# Catcher Paco



## davebeech (Feb 11, 2006)

bloomin eck Rik, these Paco pics just get better n better !!!!!


----------



## rik6230 (Jan 8, 2008)

Thanks Dave.


----------



## Oaklys Dad (Dec 28, 2005)

Amazing pictures Rik. It looks like Paco is getting mouthfuls of sand but I'm sure he didn't mind one bit.


----------



## AlanK (Jun 28, 2008)

Good gosh!! Wonderful pictures of Mr. Paco 
 Ric.... Paco is a GReat pooch


----------



## Angelina (Aug 11, 2011)

Wow, what a beautiful area and awesome, clear pictures! How can you throw the ball and take such good shots at the same time???


----------



## canine_mommy (Dec 27, 2010)

Great photos, Again!


----------



## Discoverer (Feb 3, 2011)

Rik, your dog is absolutely beautiful, but this picture is a masterpiece. Light is amazing, composition is perfect and sky is simply magnificent. Love it!


----------



## rik6230 (Jan 8, 2008)

Oaklys Dad said:


> Amazing pictures Rik. It looks like Paco is getting mouthfuls of sand but I'm sure he didn't mind one bit.

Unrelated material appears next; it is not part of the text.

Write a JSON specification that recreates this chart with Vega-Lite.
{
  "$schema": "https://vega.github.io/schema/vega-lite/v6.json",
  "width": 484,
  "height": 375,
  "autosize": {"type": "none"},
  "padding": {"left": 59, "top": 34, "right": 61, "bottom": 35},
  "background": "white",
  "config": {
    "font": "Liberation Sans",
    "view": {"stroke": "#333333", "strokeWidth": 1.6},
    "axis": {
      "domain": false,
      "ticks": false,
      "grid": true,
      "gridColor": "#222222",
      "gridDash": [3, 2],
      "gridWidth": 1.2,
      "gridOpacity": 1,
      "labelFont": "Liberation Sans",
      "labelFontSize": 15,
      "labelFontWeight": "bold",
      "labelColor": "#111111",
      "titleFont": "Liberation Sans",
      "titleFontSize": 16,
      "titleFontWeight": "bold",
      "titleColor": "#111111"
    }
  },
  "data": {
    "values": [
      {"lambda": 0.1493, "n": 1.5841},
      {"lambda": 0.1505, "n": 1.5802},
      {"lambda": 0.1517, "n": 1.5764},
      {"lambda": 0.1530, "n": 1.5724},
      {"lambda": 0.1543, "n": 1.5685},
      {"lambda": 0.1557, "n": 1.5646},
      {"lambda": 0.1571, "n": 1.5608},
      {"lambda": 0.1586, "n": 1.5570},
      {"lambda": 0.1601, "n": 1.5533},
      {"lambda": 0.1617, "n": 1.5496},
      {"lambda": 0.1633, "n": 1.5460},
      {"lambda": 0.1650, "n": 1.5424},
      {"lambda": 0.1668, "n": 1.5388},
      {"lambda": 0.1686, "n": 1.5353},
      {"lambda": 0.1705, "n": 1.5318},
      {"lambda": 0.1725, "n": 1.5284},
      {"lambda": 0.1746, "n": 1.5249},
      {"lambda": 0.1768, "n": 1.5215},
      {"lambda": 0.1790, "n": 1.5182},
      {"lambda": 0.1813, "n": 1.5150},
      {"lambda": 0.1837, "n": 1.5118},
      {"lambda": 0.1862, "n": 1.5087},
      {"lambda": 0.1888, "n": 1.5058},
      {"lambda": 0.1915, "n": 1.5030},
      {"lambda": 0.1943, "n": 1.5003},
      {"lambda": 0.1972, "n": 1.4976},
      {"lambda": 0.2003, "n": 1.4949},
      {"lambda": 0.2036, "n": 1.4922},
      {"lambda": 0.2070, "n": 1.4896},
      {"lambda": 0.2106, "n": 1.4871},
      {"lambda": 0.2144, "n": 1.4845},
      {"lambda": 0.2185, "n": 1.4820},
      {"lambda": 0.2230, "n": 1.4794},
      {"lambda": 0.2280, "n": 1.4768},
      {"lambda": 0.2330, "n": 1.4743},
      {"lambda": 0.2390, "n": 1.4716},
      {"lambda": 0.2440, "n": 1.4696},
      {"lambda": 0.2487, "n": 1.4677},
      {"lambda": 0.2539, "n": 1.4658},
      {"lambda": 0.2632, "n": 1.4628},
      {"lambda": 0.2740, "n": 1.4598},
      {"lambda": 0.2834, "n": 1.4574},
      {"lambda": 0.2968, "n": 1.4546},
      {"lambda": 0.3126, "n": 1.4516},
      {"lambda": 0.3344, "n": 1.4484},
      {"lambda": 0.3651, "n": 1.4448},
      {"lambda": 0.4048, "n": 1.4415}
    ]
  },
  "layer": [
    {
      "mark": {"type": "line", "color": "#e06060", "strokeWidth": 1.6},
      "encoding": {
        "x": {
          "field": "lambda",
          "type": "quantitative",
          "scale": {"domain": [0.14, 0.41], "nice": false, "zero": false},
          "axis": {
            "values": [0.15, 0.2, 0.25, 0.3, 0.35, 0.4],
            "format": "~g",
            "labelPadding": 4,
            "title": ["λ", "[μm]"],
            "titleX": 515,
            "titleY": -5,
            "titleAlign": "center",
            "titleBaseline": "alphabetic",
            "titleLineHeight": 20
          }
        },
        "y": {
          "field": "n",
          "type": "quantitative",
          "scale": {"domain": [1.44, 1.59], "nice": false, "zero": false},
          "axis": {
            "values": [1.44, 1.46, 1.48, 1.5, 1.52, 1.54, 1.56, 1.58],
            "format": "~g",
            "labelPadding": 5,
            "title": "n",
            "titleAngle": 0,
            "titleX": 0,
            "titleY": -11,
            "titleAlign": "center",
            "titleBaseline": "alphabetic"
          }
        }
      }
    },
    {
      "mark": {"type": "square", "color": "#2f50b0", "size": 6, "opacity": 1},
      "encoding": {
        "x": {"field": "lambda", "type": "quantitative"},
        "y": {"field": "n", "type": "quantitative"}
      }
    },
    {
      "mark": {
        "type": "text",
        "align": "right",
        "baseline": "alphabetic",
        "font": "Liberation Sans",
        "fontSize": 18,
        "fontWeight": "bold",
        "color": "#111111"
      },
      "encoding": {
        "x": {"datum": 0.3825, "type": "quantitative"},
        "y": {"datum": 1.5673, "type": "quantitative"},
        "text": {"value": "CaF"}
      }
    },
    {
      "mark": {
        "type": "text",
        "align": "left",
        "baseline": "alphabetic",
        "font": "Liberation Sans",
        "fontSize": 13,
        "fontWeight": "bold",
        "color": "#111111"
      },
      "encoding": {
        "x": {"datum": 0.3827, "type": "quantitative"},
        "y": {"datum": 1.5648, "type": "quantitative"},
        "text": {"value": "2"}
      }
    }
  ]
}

Thanks Rob. He doesn't mind because there was water around


----------



## rik6230 (Jan 8, 2008)

AlanK said:


> Good gosh!! Wonderful pictures of Mr. Paco
> Ric.... Paco is a GReat pooch


Thank you 



Angelina said:


> Wow, what a beautiful area and awesome, clear pictures! How can you throw the ball and take such good shots at the same time???


I have a beautiful wife who is a hobby photographer too. She knows what I want. 













canine_mommy said:


> Great photos, Again!


Thanks 



Discoverer said:


> Rik, your dog is absolutely beautiful, but this picture is a masterpiece. Light is amazing, composition is perfect and sky is simply magnificent. Love it!


Thank you


----------



## Wendy427 (Apr 4, 2009)

amazing Paco shots, Rik!


----------



## janine (Aug 8, 2009)

Really quicksand...I think Paco is to fast for quicksand!!! Beautiful pictures!!!


----------



## rik6230 (Jan 8, 2008)

janine said:


> Really quicksand...I think Paco is to fast for quicksand!!! Beautiful pictures!!!


Thank you.  I also think he is to fast but last summer people were swimming there and that could be dangerous.


----------



## CAROLINA MOM (May 12, 2009)

I always look forward to seeing your stunning photos of Paco-thanks so much for sharing.


----------



## rik6230 (Jan 8, 2008)

CAROLINA MOM said:


> I always look forward to seeing your stunning photos of Paco-thanks so much for sharing.


Thank you Carolina mom


----------



## Karen2 (Jan 5, 2009)

Rik,
The pictures are so fabulous, as yours always are!!
What a beautiful place to play and take pictures!
Paco seems to have boundless energy!


----------



## rik6230 (Jan 8, 2008)

Karen2 said:


> Rik,
> The pictures are so fabulous, as yours always are!!
> What a beautiful place to play and take pictures!
> Paco seems to have boundless energy!


Thank you Karen. Paco is already 7 yr but he still can play for hours with that ball.


----------



## inge (Sep 20, 2009)

Wow, just wow...


----------



## soxOZ (Dec 13, 2007)

You do great action shots of Paco Rik, simply superb... But quicksand, man I'd be the first out of there..!!!.


----------



## Otter (Feb 23, 2011)

Awesome Rik. Very very nice.


----------